Indian astronomers played key role in detecting cosmic ‘hum’ from giant gravitational waves

A radio telescope near Pune and Indian astrophysicists were part of an international ground-breaking experiment in which scientists collected data for 15 years to "hear" the perpetual chorus of gravitational waves rippling through the universe for the first time - and it's louder than expected.

Cosmic signals picked up by the Giant Metrewave Radio Telescope and critical analysis by Indian scientists including researchers from Raman Research Institute, Bengaluru, played a key role in the discovery of the first evidence of a gravitational wave background that was theorised to exist for a long time but there was no proof.

The breakthrough was led by a team at the North American Nanohertz Observatory for Gravitational Waves, who collaborated with astronomers from Canada, Europe, China, Australia, Japan and India for collecting data painstakingly over the years and analysing them.

Observing a set of a particular class of burnt out stars known as pulsars, they spotted new gravitational waves — ripples in the fabric of space-time — which are by far the most powerful ever measured. The team observed 68 pulsars.

These waves carry roughly a million times as much energy as the one-off bursts of gravitational waves from black hole and neutron star mergers detected for the first time in 2015 by experiments such as LIGO and Virgo.

“It’s like a choir, with all these supermassive black hole pairs chiming in at different frequencies,” says NANOGrav scientist Chiara Mingarelli. “This is the first-ever evidence for the gravitational wave background. We’ve opened a new window of observation on the universe.”

The existence and composition of the gravitational wave background — predicted long back but never before heard — presents a treasure trove of new insights into long-standing questions, from the fate of supermassive black hole pairs to the frequency of galaxy mergers.

A key piece of information gathered by the recently upgraded GMRT helped identify the universe’s background hum.

“There was a lot of background noise, which needed to be filtered out to pick up the faint gravitational wave signals. The GMRT did that,” Bal Chandra Joshi, a scientist at the National Centre for Radio Astronomy, Pune and one of the members of the international team, told DH.

Other Indian institutions involved in the project are Indian Institute of Technology, Roorkee; IIT Hyderabad and Indian Institute for Science, Education and Research, Bhopal. All of them are members of the Indian Pulsar Timing Array that collaborated with other such pulsar timing arrays for the research.

“The gravitational wave background is about twice as loud as what I expected,” says Mingarelli, now an Assistant Professor at Yale University. “It’s really at the upper end of what our models can create from just supermassive black holes.”

The deafening volume may result from experimental limitations or heavier and more abundant supermassive black holes. But there’s also a possibility that something else is generating powerful gravitational waves.

Einstein’s theory of general relativity predicts precisely how gravitational waves should affect pulsar signals. By stretching and squeezing the fabric of space, gravitational waves affect the timing of each pulse in a small but predictable way, delaying some while advancing others.

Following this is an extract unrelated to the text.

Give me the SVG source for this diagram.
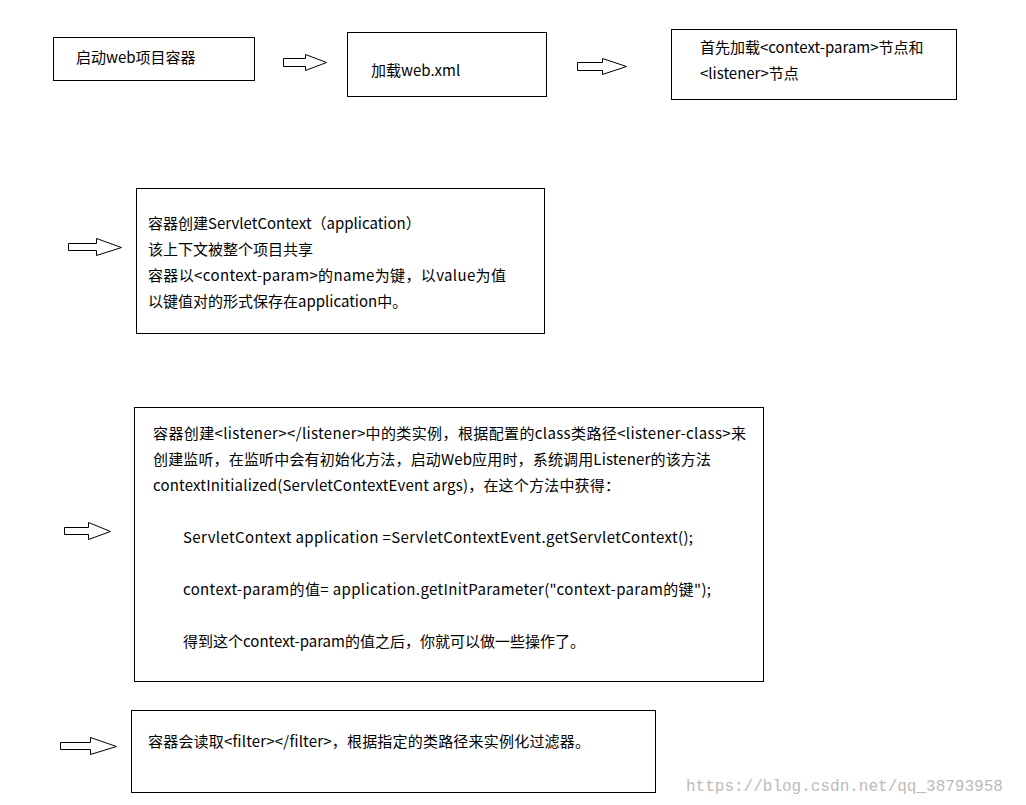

"Such changes, in the order of nano-seconds, were measured during the experiment," said Joshi.

Detecting the background hum is a major scientific accomplishment because of its potential to revolutionise the current scientific understanding of the earliest days of the universe including how the galaxies evolved and the merger and collision between two galaxies.

“Now that we have evidence for gravitational waves, the next step is to use our observations to study the sources producing this hum. One possibility is that the signal is coming from pairs of supermassive black holes, with masses millions or billions of times the mass of our Sun. As these gigantic black holes orbit each other, they produce low-frequency gravitational waves,” said University of Wisconsin-Milwaukee’s Sarah Vigeland who is also a team member.